For the almond filling:
3 tablespoons unsalted butter
3oz dark brown sugar
1/2 cup almond meal
2 tablespoons all-purpose flour
1 egg white
1 egg
1/2 teaspoon vanilla extract
a pinch of salt

In a bowl, start by creaming together your butter and sugar. Fold into that the other ingredients to form a batter-like paste. Transfer into a piping bag.

For assembly:
3oz red bean paste
2oz cream cheese
1 egg yolk
sanding sugar

Roll out the puff pastry to 1/16-inch thickness. Cut out 2 8-inch disks and 2 4-inch disks. Pipe the almond filling onto one disk of each size. Then layer onto that, using a piping bag, the red bean paste.

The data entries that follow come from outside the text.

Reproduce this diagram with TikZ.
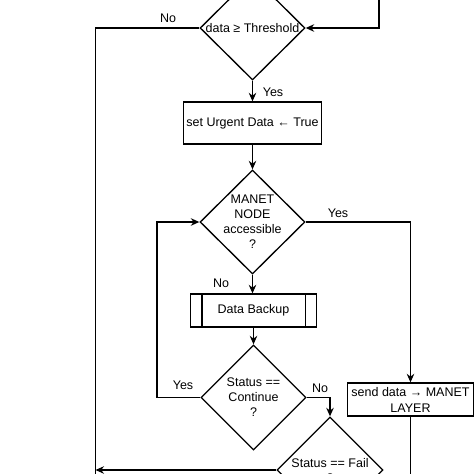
\documentclass[tikz,border=0pt]{standalone}
\usepackage{fontspec}
\setmainfont{Liberation Sans}
\usetikzlibrary{arrows.meta,shapes.geometric}
\begin{document}
\begin{tikzpicture}[x=1pt,y=-1pt,line width=1.35pt,
  arr/.style={-{Stealth[length=8.5pt,width=7.5pt]}},
  txt/.style={font=\fontsize{12.5}{15}\selectfont,align=center,inner sep=0pt},
  dec/.style={diamond,draw,inner sep=0pt,minimum width=105pt,minimum height=104pt},
  box/.style={rectangle,draw,inner sep=0pt,font=\fontsize{12.5}{16}\selectfont,align=center},
  lbl/.style={font=\fontsize{12.5}{15}\selectfont,inner sep=0pt}]
\useasboundingbox (0,0) rectangle (474,474);
\clip (0,0) rectangle (474,474);
% nodes
\node[dec,label={[txt]center:data ≥ Threshold}] (d1) at (252.5,28) {};
\node[box,minimum width=138pt,minimum height=42pt] (r1) at (252.5,123) {set Urgent Data ← True};
\node[dec,label={[txt]center:{MANET\\NODE\\accessible\\?}}] (d2) at (252.5,222) {};
\node[box,minimum width=126pt,minimum height=33pt] (bk) at (253.5,310.5) {Data Backup};
\draw ([xshift=12pt]bk.north west) -- ([xshift=12pt]bk.south west);
\draw ([xshift=-12pt]bk.north east) -- ([xshift=-12pt]bk.south east);
\node[dec,minimum height=105pt,label={[txt]center:{Status ==\\Continue\\?}}] (d3) at (253.5,397.5) {};
\node[dec,minimum width=106pt,minimum height=106pt,label={[txt]center:{Status == Fail\\?}}] (d4) at (330,470) {};
\node[box,minimum width=126pt,minimum height=33pt] (sd) at (410.5,399.5) {send data → MANET\\LAYER};
% labels
\node[lbl] (l1) at (168,18) {No};
\node[lbl] (l2) at (273,92) {Yes};
\node[lbl] (l3) at (338,213) {Yes};
\node[lbl] (l4) at (221,283) {No};
\node[lbl] (l5) at (183,385) {Yes};
\node[lbl] (l6) at (320,388) {No};
% coordinates
\coordinate (tr) at (379,-10);
\coordinate (bl) at (95.5,490);
\coordinate (lp) at (157,0);
\coordinate (sb) at (410.5,490);
% connectors
\draw[arr] (tr) |- (d1.east);
\draw (d1.west) -| (bl);
\draw[arr] (d1.south) -- (r1.north);
\draw[arr] (r1.south) -- (d2.north);
\draw[arr] (d2.east) -| (sd.north);
\draw[arr] (d2.south) -- (d2.south |- bk.north);
\draw[arr] (bk.south) -- (d3.north);
\draw[arr] (d3.west) -- (d3.west -| lp) |- (d2.west);
\draw[arr] (d3.east) -| (d4.north);
\draw[arr] (d4.west) -- (d4.west -| bl);
\draw (sd.south) -- (sb);
\end{tikzpicture}
\end{document}
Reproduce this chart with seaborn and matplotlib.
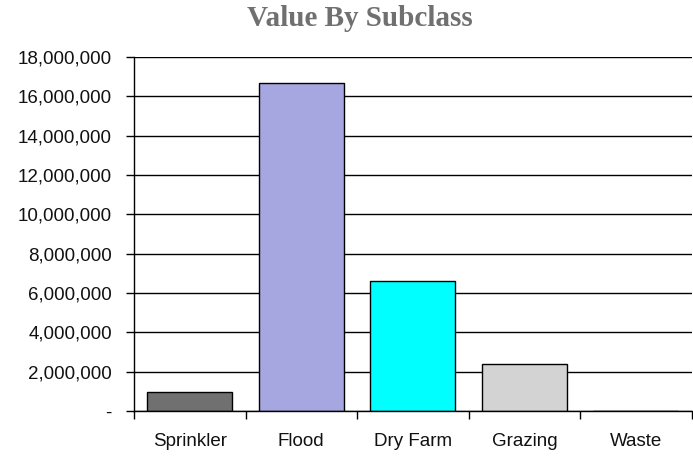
import matplotlib
matplotlib.use("Agg")
import matplotlib.pyplot as plt
import matplotlib.ticker as mticker
import seaborn as sns
import pandas as pd

# Values
subclasses = ["Sprinkler", "Flood", "Dry Farm", "Grazing", "Waste"]
values = [970000, 16680000, 6610000, 2390000, 0]
bar_colors = ["#707070", "#a6a6e0", "#00ffff", "#d3d3d3", "#ffffff"]

df = pd.DataFrame({"Subclass": subclasses, "Value": values})

sns.set_style("white")
plt.rcParams["font.family"] = ["Liberation Sans", "DejaVu Sans"]

fig = plt.figure(figsize=(6.93, 4.57), dpi=100)
ax = fig.add_axes([134 / 693, 1 - 411 / 457, 1 - 134 / 693 - 0.002, (411 - 57) / 457])

# gridlines under the bars
ax.set_axisbelow(True)
ax.yaxis.grid(True, color="black", linewidth=1)
ax.xaxis.grid(False)

sns.barplot(x="Subclass", y="Value", data=df, hue="Subclass", palette=bar_colors,
            legend=False, edgecolor="black", linewidth=1, width=0.76,
            saturation=1, ax=ax)

ax.set_xlim(-0.5, 4.5)
ax.set_ylim(0, 18000000)
ax.yaxis.set_major_locator(mticker.MultipleLocator(2000000))
ax.yaxis.set_major_formatter(
    mticker.FuncFormatter(lambda v, p: "-" if v == 0 else f"{v:,.0f}"))

# ticks between categories, labels at centres
ax.set_xticks(range(len(subclasses)))
ax.set_xticklabels(subclasses)
ax.set_xticks([i - 0.5 for i in range(len(subclasses) + 1)], minor=True)
ax.tick_params(axis="x", which="major", bottom=True, length=0, pad=16,
               labelsize=13.5, colors="#111111")
ax.tick_params(axis="x", which="minor", bottom=True, length=6, width=1,
               color="black", direction="out")
ax.tick_params(axis="y", which="major", length=6, width=1, color="black", direction="out",
               left=True, pad=10, labelsize=13.5, labelcolor="#111111")

ax.set_xlabel("")
ax.set_ylabel("")

for side in ["top", "right"]:
    ax.spines[side].set_visible(False)
for side in ["left", "bottom"]:
    ax.spines[side].set_color("black")
    ax.spines[side].set_linewidth(1)

fig.text(0.52, 1 - 19 / 457, "Value By Subclass", ha="center", va="center",
         fontsize=21, fontweight="bold", color="#707070", family="Liberation Serif")

fig.savefig("out.png", dpi=100)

Finally, place slices of cream cheese on top of the red bean. Brush the edges of each disk with beaten egg yolk before placing on the other disks of the same size. Then transfer the galettes to a lined baking sheet. Brush more egg yolk on top of each galette and score the tops with a paring knife. Sprinkle on top of each some sanding sugar. Bake the big galette at 425 degrees F for 25 minutes, then reduce the temperature to 375 degrees F for another 15 minutes. For the small galette, bake for the same 425 degrees F for 25 minutes, but only for a further 5 minutes at 375 degrees F. Allow the two galettes to fully cool before stacking them on top of each other.